MASC sat down with Gerald Dragon of Sandy Hill Community Health Centre to chat about his incredible legacy of combining arts programming into his community development work. Gerald is also a member of the MASC Board of Directors and the host of CHUO 89.1 FM’s Raiders of the Lost Art.

You’ve worked with the Sandy Hill Community Health Centre since 2011, and you’re currently the Community Development and Engagement team lead. What motivated you to get involved with this organization, and what has kept you there?    

What brought me to the Sandy Hill Community Health Centre was an opportunity to work with the Community Development team as a Child and Youth Engagement Worker. What has kept me there has been the work that I’ve been engaged in within the Strathcona Heights neighbourhood in Sandy Hill. This is an Ottawa Community Housing neighborhood located at the intersection of Mann Ave and Chapel Crescent, and on the other end between Lees Avenue and Chapel Street. I’ve been fortunate to have seen many of the children I first worked with grow up to become young adults, going to high school and then moving on to university. It’s been an experience that has brought utter joy just witnessing their development.
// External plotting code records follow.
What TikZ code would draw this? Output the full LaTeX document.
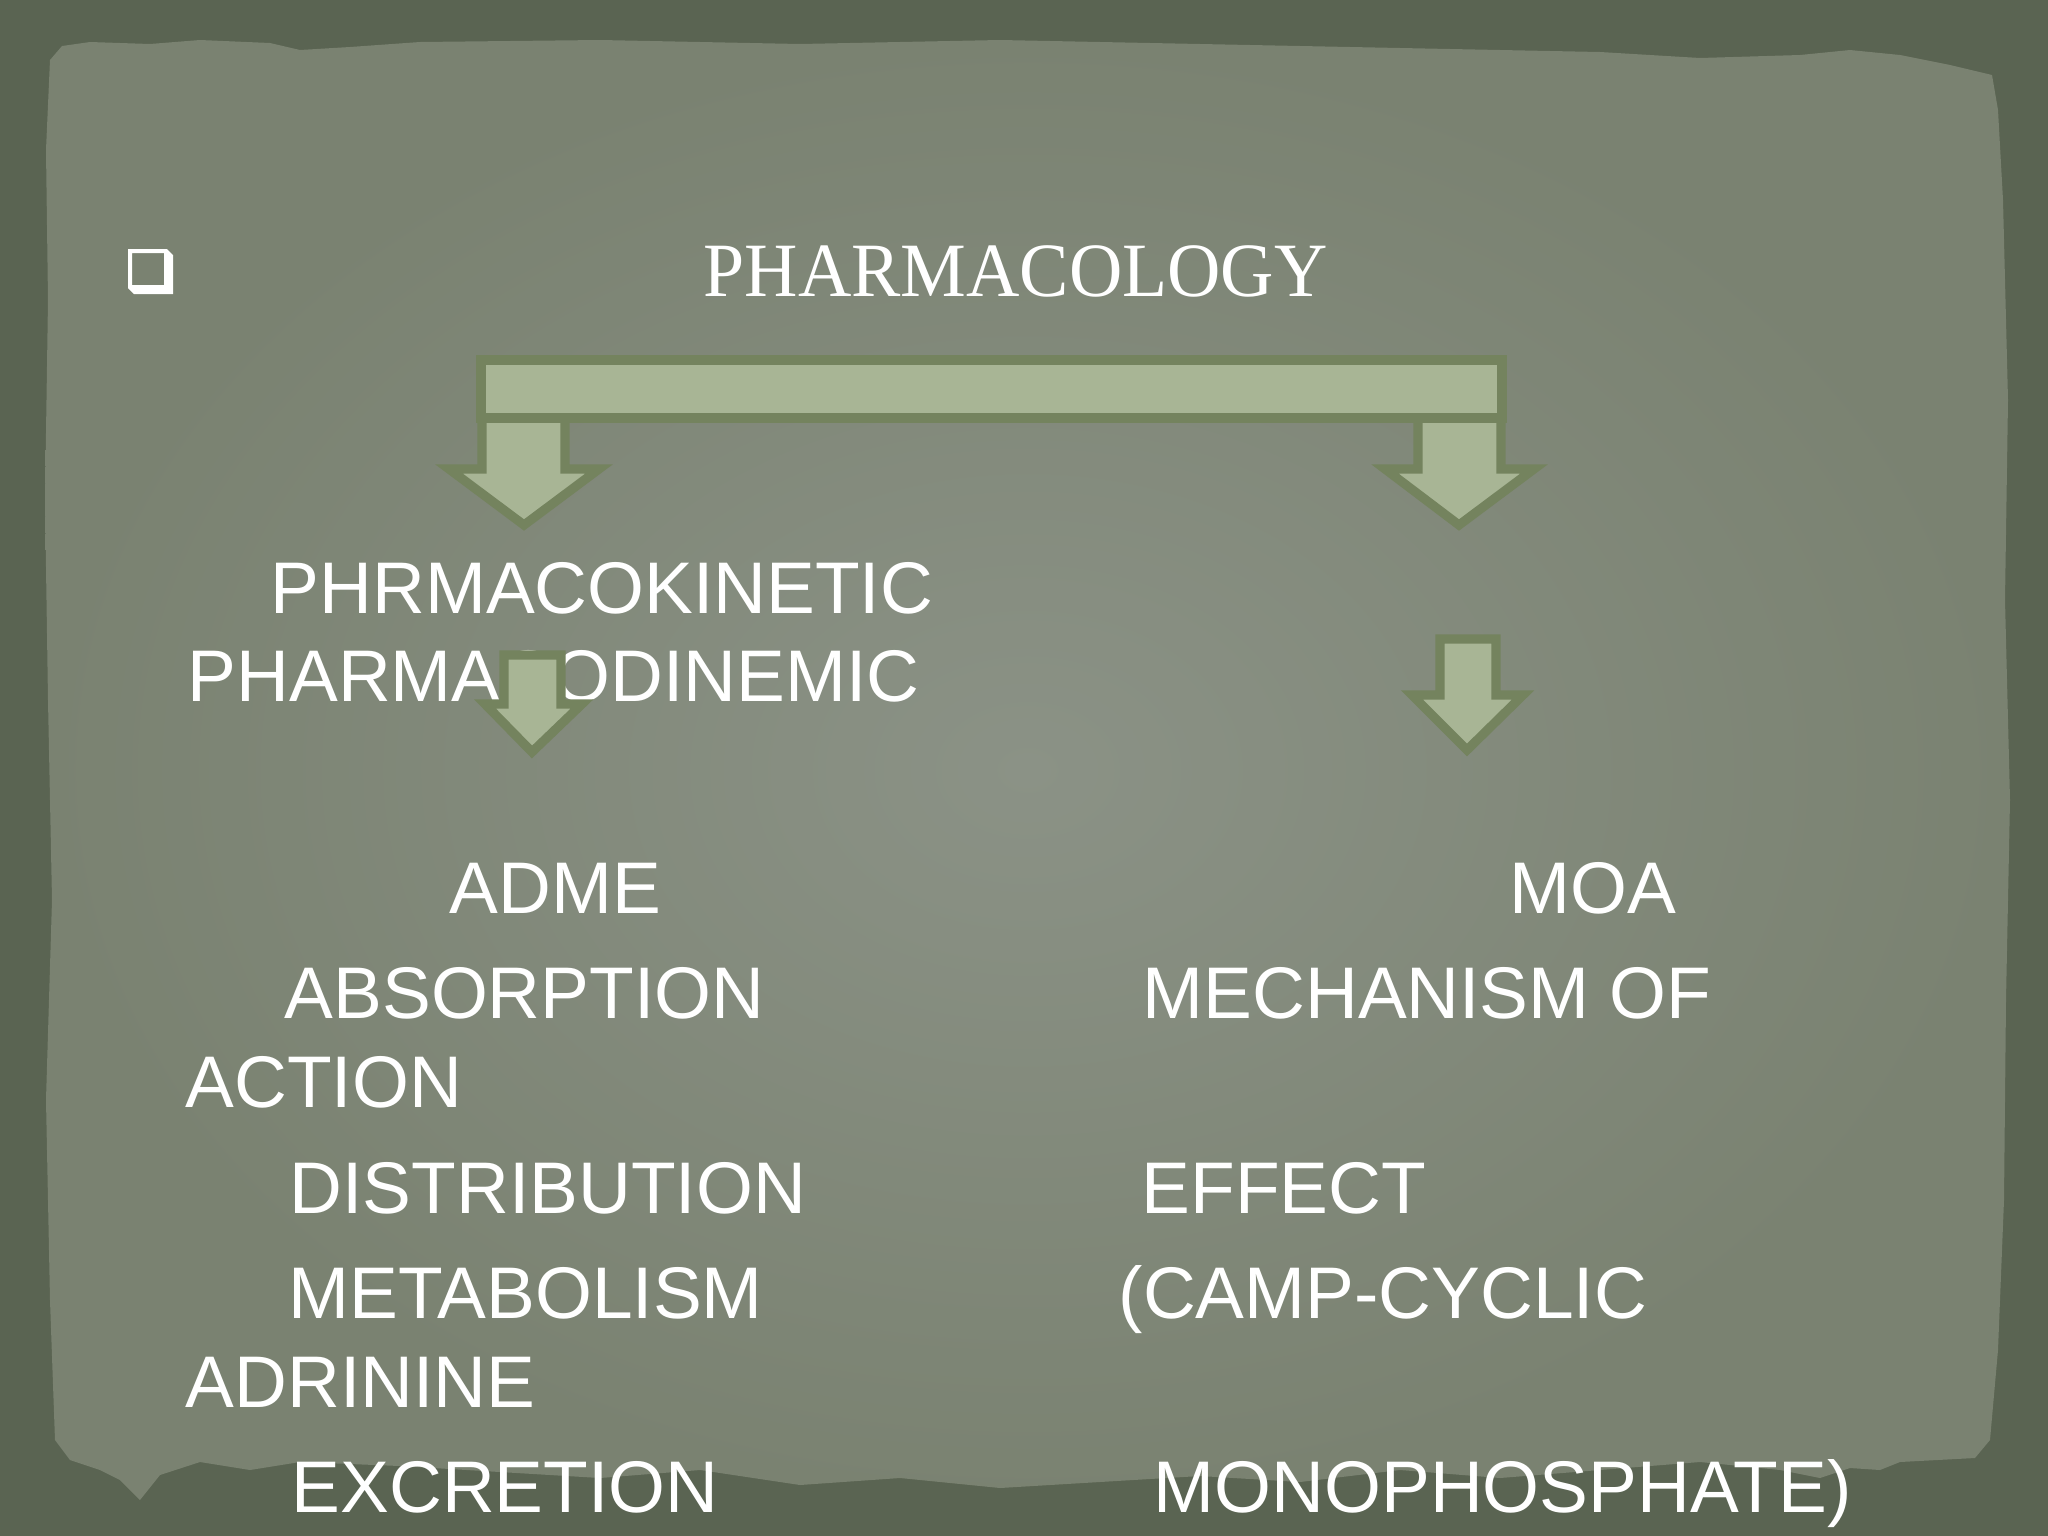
\documentclass[tikz,border=0pt]{standalone}
\usepackage{fontspec}
\setmainfont{Liberation Sans}
\newfontfamily\titlefont{Liberation Serif}
\definecolor{bgdark}{RGB}{90,100,82}
\definecolor{paperC}{RGB}{139,146,134}
\definecolor{paperE}{RGB}{122,130,113}
\definecolor{arrowfill}{RGB}{168,181,149}
\definecolor{arrowline}{RGB}{116,131,94}
\tikzset{
  txt/.style={anchor=base west, inner sep=0pt, text=white, font=\fontsize{20.8pt}{25pt}\selectfont},
  ttl/.style={anchor=base west, inner sep=0pt, text=white, font=\titlefont\fontsize{20.8pt}{25pt}\selectfont},
  blockarrow/.style={fill=arrowfill, draw=arrowline, line width=2.6pt, line join=miter}
}
\begin{document}
\begin{tikzpicture}[x=0.01cm,y=-0.01cm]
\useasboundingbox (0,0) rectangle (2048,1536);
\fill[bgdark] (0,0) rectangle (2048,1536);
% torn paper
\shade[inner color=paperC, outer color=paperE]
 (50,60) -- (62,46) -- (90,42) -- (150,44) -- (200,40) -- (270,43) -- (300,50) -- (350,47) -- (420,42) -- (600,40) -- (800,44) -- (1000,40) -- (1200,44) -- (1400,48) -- (1600,52) -- (1700,58) -- (1800,55) -- (1850,50) -- (1900,55) -- (1950,65) -- (1992,75)
 -- (1998,110) -- (2003,200) -- (2008,400) -- (2005,600) -- (2010,800) -- (2006,1000) -- (2004,1200) -- (1998,1350) -- (1990,1440) -- (1975,1458)
 -- (1900,1462) -- (1880,1470) -- (1850,1468) -- (1820,1478) -- (1780,1470) -- (1700,1462) -- (1600,1470) -- (1500,1478) -- (1400,1470) -- (1300,1482) -- (1200,1476) -- (1100,1482) -- (1000,1488) -- (900,1478) -- (800,1485) -- (700,1470) -- (600,1478) -- (500,1472) -- (400,1466) -- (300,1462) -- (250,1470) -- (200,1462) -- (160,1475) -- (140,1500) -- (120,1480) -- (100,1470) -- (70,1460) -- (55,1440)
 -- (50,1300) -- (46,1100) -- (52,900) -- (48,700) -- (45,500) -- (48,300) -- (46,150) -- cycle;
% bullet
\fill[white, even odd rule] (128,249) -- (167,249) -- (173,255) -- (173,294) -- (134,294) -- (128,288) -- cycle
  (132,253) rectangle (164,285);
% title
\node[ttl] (title) at (703,296) {\scalebox{1.01}[1.05]{PHARMACOLOGY}};
% big bracket arrows
\draw[blockarrow] (482,418) -- (482,469) -- (449,469) -- (524,525) -- (599,469) -- (565,469) -- (565,418) -- cycle;
\draw[blockarrow] (1418,418) -- (1418,469) -- (1385,469) -- (1459,525) -- (1534,469) -- (1501,469) -- (1501,418) -- cycle;
\draw[blockarrow] (481,360) rectangle (1502,418);
% texts
\node[txt] (pk) at (270,613) {PHRMACOKINETIC};
\node[txt] (pd) at (187,701) {PHARMACODINEMIC};
% small arrows
\draw[blockarrow] (504,655) -- (504,704) -- (485,704) -- (532,752) -- (582,704) -- (561,704) -- (561,655) -- cycle;
\draw[blockarrow] (1440,639) -- (1440,695) -- (1412,695) -- (1467,750) -- (1523,695) -- (1496,695) -- (1496,639) -- cycle;
% lower texts
\node[txt] (adme) at (449,913) {ADME};
\node[txt] (moa) at (1509,913) {MOA};
\node[txt] (abs) at (284,1018) {ABSORPTION};
\node[txt] (mech) at (1142,1018) {MECHANISM OF};
\node[txt] (act) at (185,1107) {ACTION};
\node[txt] (dist) at (289,1213) {DISTRIBUTION};
\node[txt] (eff) at (1141,1213) {EFFECT};
\node[txt] (meta) at (288,1318) {METABOLISM};
\node[txt] (camp) at (1118,1318) {(CAMP-CYCLIC};
\node[txt] (adr) at (185,1407) {ADRININE};
\node[txt] (exc) at (291,1512) {EXCRETION};
\node[txt] (mono) at (1153,1512) {MONOPHOSPHATE)};
\end{tikzpicture}
\end{document}
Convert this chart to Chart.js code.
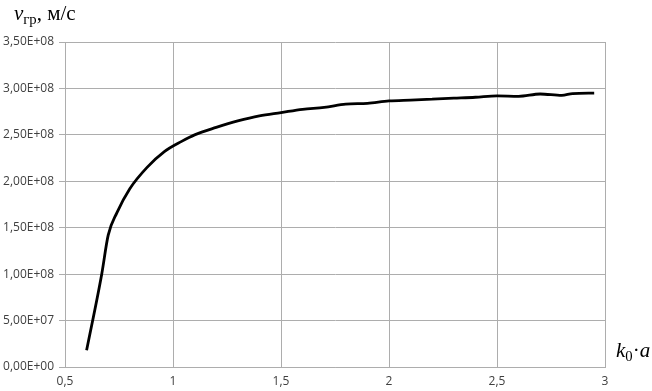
<!DOCTYPE html>
<html>
<head>
<meta charset="utf-8">
<script src="https://cdn.jsdelivr.net/npm/chart.js@4/dist/chart.umd.min.js"></script>
<style>
  html, body { margin: 0; padding: 0; background: #fff; }
  #wrap { position: relative; width: 652px; height: 391px; }
  .ttl { position: absolute; font-family: "Liberation Serif", "DejaVu Serif", serif; color: #000; white-space: nowrap; }
  .ttl i { font-style: italic; }
  .ttl sub { font-size: 0.7em; vertical-align: -0.3em; }
</style>
</head>
<body>
<div id="wrap">
  <canvas id="chart" width="652" height="391"></canvas>
  <div class="ttl" style="left:14px; top:1px; font-size:21px;"><i>v</i><sub>гр</sub>, м/с</div>
  <div class="ttl" style="left:616px; top:338px; font-size:21px;"><i>k</i><sub>0</sub>·<i>a</i></div>
</div>
<script>
// k0*a values and group velocity (m/s)
var kaValues = [0.60, 0.67, 0.70, 0.74, 0.80, 0.88, 0.96, 1.04, 1.10, 1.20, 1.30, 1.40, 1.50,
  1.60, 1.70, 1.80, 1.90, 2.00, 2.10, 2.20, 2.30, 2.40, 2.50, 2.60, 2.70, 2.80, 2.85, 2.95];
var vgValues = [0.18e8, 1.00e8, 1.42e8, 1.66e8, 1.92e8, 2.15e8, 2.32e8, 2.43e8, 2.50e8, 2.58e8, 2.65e8, 2.705e8, 2.74e8,
  2.775e8, 2.795e8, 2.83e8, 2.84e8, 2.865e8, 2.875e8, 2.885e8, 2.895e8, 2.905e8, 2.92e8, 2.915e8, 2.94e8, 2.925e8, 2.945e8, 2.95e8];
var xTicks = [0.5, 1, 1.5, 2, 2.5, 3];

function sciComma(v) {
  if (v === 0) return '0,00E+00';
  var e = Math.floor(Math.log10(Math.abs(v)) + 1e-9);
  var m = v / Math.pow(10, e);
  var es = (e < 0 ? '-' : '+') + (Math.abs(e) < 10 ? '0' : '') + Math.abs(e);
  return m.toFixed(2).replace('.', ',') + 'E' + es;
}

var points = kaValues.map(function(x, i) { return { x: x, y: vgValues[i] }; });
var gridColor = '#adadad';
var tickFont = { family: '"Open Sans", "Liberation Sans", sans-serif', size: 12 };

new Chart(document.getElementById('chart'), {
  type: 'line',
  data: {
    datasets: [{
      data: points,
      borderColor: '#000',
      borderWidth: 2.8,
      pointRadius: 0,
      fill: false,
      cubicInterpolationMode: 'monotone'
    }]
  },
  options: {
    responsive: false,
    animation: false,
    events: [],
    layout: { padding: { left: 0, right: 47, top: 42, bottom: 0 } },
    plugins: { legend: { display: false }, tooltip: { enabled: false } },
    scales: {
      x: {
        type: 'linear',
        min: 0.5,
        max: 3,
        afterBuildTicks: function(s) { s.ticks = xTicks.map(function(v) { return { value: v }; }); },
        afterFit: function(s) { s.height = 24; },
        grid: { color: gridColor, lineWidth: 1, drawTicks: false },
        border: { color: gridColor },
        ticks: {
          padding: 7,
          color: '#404040',
          font: tickFont,
          maxRotation: 0,
          callback: function(v) { return String(v).replace('.', ','); }
        }
      },
      y: {
        min: 0,
        max: 3.5e8,
        afterFit: function(s) { s.width = 65; },
        grid: { color: gridColor, lineWidth: 1, tickLength: 6 },
        border: { color: gridColor },
        ticks: {
          stepSize: 5e7,
          padding: 5,
          color: '#404040',
          font: tickFont,
          callback: function(v) { return sciComma(v); }
        }
      }
    }
  }
});
</script>
</body>
</html>
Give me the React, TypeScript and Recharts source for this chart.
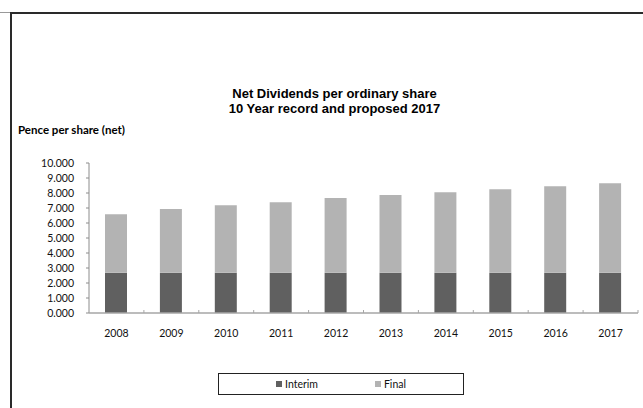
import React from 'react';
import { BarChart, Bar, XAxis, YAxis, Legend } from 'recharts';

const years = ['2008', '2009', '2010', '2011', '2012', '2013', '2014', '2015', '2016', '2017'];
const interimValues = [2.68, 2.68, 2.68, 2.68, 2.68, 2.68, 2.68, 2.68, 2.68, 2.68];
const finalValues = [3.91, 4.25, 4.51, 4.71, 4.98, 5.18, 5.37, 5.57, 5.77, 5.97];
const yTicks = [0, 1, 2, 3, 4, 5, 6, 7, 8, 9, 10];
const seriesNames = ['Interim', 'Final'];
const titleLine1 = 'Net Dividends per ordinary share';
const titleLine2 = '10 Year record and proposed 2017';
const yAxisTitle = 'Pence per share (net)';

const COLOR_INTERIM = '#606060';
const COLOR_FINAL = '#b3b3b3';
const FONT = 'Lato, "Open Sans", sans-serif';

const data = years.map((year, i) => ({
  year,
  Interim: interimValues[i],
  Final: finalValues[i],
}));

const XTick = (props: any) => {
  const { x, y, payload } = props;
  const half = payload && typeof payload.offset === 'number' ? payload.offset : 27.45;
  return (
    <g>
      <line x1={x + half} x2={x + half} y1={y - 3} y2={y} stroke="#a6a6a6" strokeWidth={1} />
      <text x={x} y={y + 20} dy="0.355em" textAnchor="middle" fontSize={10.5} fontFamily={FONT} fill="#111">
        {payload.value}
      </text>
    </g>
  );
};

const LegendBox = (props: any) => {
  const payload = [...(props.payload || [])].sort(
    (a: any, b: any) => seriesNames.indexOf(a.value) - seriesNames.indexOf(b.value)
  );
  return (
    <div
      style={{
        boxSizing: 'border-box',
        width: 246,
        height: 22,
        border: '1px solid #222',
        display: 'flex',
        alignItems: 'center',
        justifyContent: 'center',
        fontFamily: FONT,
        fontSize: 10.5,
        color: '#111',
      }}
    >
      {payload.map((p: any, i: number) => (
        <div key={p.value} style={{ display: 'flex', alignItems: 'center', marginLeft: i === 0 ? 0 : 57 }}>
          <span style={{ display: 'inline-block', width: 6, height: 6, background: p.color, marginRight: 3 }} />
          <span>{p.value}</span>
        </div>
      ))}
    </div>
  );
};

export default function App() {
  return (
    <div style={{ position: 'absolute', left: 0, top: 0, width: 643, height: 408, background: '#fff', overflow: 'hidden' }}>
      <div style={{ position: 'absolute', left: 0, top: 12, width: 10, height: 1, background: '#999' }} />
      <div style={{ position: 'absolute', left: 10, top: 12, width: 633, height: 2, background: '#2a2a2a' }} />
      <div style={{ position: 'absolute', left: 10, top: 12, width: 2, height: 396, background: '#2a2a2a' }} />
      <div
        style={{
          position: 'absolute',
          left: 0,
          width: 643,
          top: 86,
          textAlign: 'center',
          fontFamily: '"Liberation Sans", Arial, sans-serif',
          fontWeight: 'bold',
          fontSize: 13,
          lineHeight: '15px',
          color: '#000',
          paddingLeft: 26,
          boxSizing: 'border-box',
        }}
      >
        <div>{titleLine1}</div>
        <div>{titleLine2}</div>
      </div>
      <div
        style={{
          position: 'absolute',
          left: 18,
          top: 123,
          fontFamily: FONT,
          fontWeight: 'bold',
          fontSize: 11.5,
          color: '#000',
          whiteSpace: 'nowrap',
        }}
      >
        {yAxisTitle}
      </div>
      <div style={{ position: 'absolute', left: 0, top: 0 }}>
        <BarChart width={643} height={408} data={data} margin={{ top: 163, right: 5, bottom: 65, left: 0 }} barSize={22}>
          <YAxis
            width={89}
            domain={[0, 10]}
            ticks={yTicks}
            interval={0}
            tickFormatter={(v: number) => v.toFixed(3)}
            tickSize={3}
            tickMargin={12}
            tick={{ fontSize: 10.5, fontFamily: FONT, fill: '#111' }}
            axisLine={{ stroke: '#8c8c8c' }}
            tickLine={{ stroke: '#8c8c8c' }}
          />
          <XAxis
            dataKey="year"
            height={30}
            interval={0}
            tickSize={0}
            tickMargin={0}
            tickLine={false}
            axisLine={{ stroke: '#a6a6a6', strokeWidth: 1.5 }}
            tick={<XTick />}
          />
          <Legend
            layout="horizontal"
            verticalAlign="middle"
            align="center"
            content={<LegendBox />}
            wrapperStyle={{ left: 218, top: 373, width: 246, height: 22 }}
          />
          <Bar dataKey="Interim" stackId="a" fill={COLOR_INTERIM} isAnimationActive={false} />
          <Bar dataKey="Final" stackId="a" fill={COLOR_FINAL} isAnimationActive={false} />
        </BarChart>
      </div>
    </div>
  );
}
Gerald with his arm around Noélia, MASC’s intern from Argentina

How did you become involved with MASC?

I became involved with MASC as an attendee of the first Awesome Arts Festival that took place in the Lowertown community in 2011. I was invited by another colleague who previously worked at the Lowertown Community Resource Centre to attend this event that they were involved with. I was completely blown away during this festival and afterwards sought out the person who was responsible on the arts side [Micheline Shoebridge, MASC’s current Executive Director] to understand how we might work together to bring this spectacular celebration to the community I was working in. The following year in 2012 the Sandy Hill Community Health Centre held the first Awesome Arts program and festival in our community and we’ve continued to do so ever year since.

Gerald and Micheline Shoebridge

As a frequent collaborator on MASC projects, how do you think the arts can help strengthen communities, including the various partner organizations involved?

The arts have the ability to strengthen communities by way of bringing people together. They offer an opportunity for those who may not usually sit side by side to be able to work on a project and see it through until the end and then step back and marvel at the achievement of what was accomplished by working together.

For myself this has been an insightful process to witness because, for an organization which has as part of its mandate providing equitable opportunities for people to participate in their own health and well-being, the arts help to play that role, allowing people to bring the strength that they each have to any particular project. 

Within the perspective of community development – working with neighbourhoods to identify their issues and challenges and then coming together to identify potential solutions – the arts offer another pathway for people to talk to each other about those problems and allows for a different method of coming to solutions.


How would you describe MASC’s Awesome Arts en folie program and festival to those who have never experienced it before?

It’s AWESOME and that’s just it. It’s an 8-week crash course in various artistic disciplines being guided by world-class artists who are on the artist roster of MASC.  Throughout the years we have done some amazing workshops such as: body shadow theatre; various dance forms including Bollywood, Afro-Caribbean, Ghanian, Bboy/Bgirl; creating music and poetry videos; animation; West African drumming, just to name a few. And the final week we put on a festival where all of the participants involved in the workshops get the opportunity to take centre stage and share their creation with their friends, family, and the larger community. The festival is reminiscent of a concert: the lights, the performances, and all the energy coming from the crowd.

Young performers at MASC’s Awesome Arts Festival

Could you share examples of community arts projects that have had a positive impact on the individuals involved or on the community as a whole? 

We’ve done several community arts projects that I feel have left a lasting impact within the community.  A few of those are at Viscount Alexander Public School where over the years we have created four large murals with MASC artist Claudia Salguero, which can be found on the outside of the school as well as on the inside of the school.

One in particular is on the very front of the building and is able to be seen as people go up and down Mann Avenue, which is a heavily trafficked street. It can also be seen when going between the O-Train station at the University of Ottawa to Lees and vice versa. It stands out due to the vibrant colors and is just so noticeable. I’ve heard from people who know that I was part of the project how much the mural brightens the streetscape simply by being there.  This is a perfect example of how beautification of the spaces and places within our neighborhoods can contribute to a positive sense of well-being. 

Viscount Alexander Public School mural, visible from Mann Avenue

We have also been involved in the creation of music, poetry and animation videos which will live forever on the internet and get to be viewed over and over again by not just community members and participants but also anyone else who happens to stumble across Awesome Arts. This is a very significant way of leaving behind a legacy with a project that you have been involved in.

Gerald Dragon stands behind music artist Le R Premier at work

What are your plans to keep the Sandy Hill community thriving, and what role do you see the arts playing in that?

I envision continuing to find opportunities to partner with various arts organizations, including MASC, where we can demonstrate the power of the arts and its potential to change individuals as well as communities.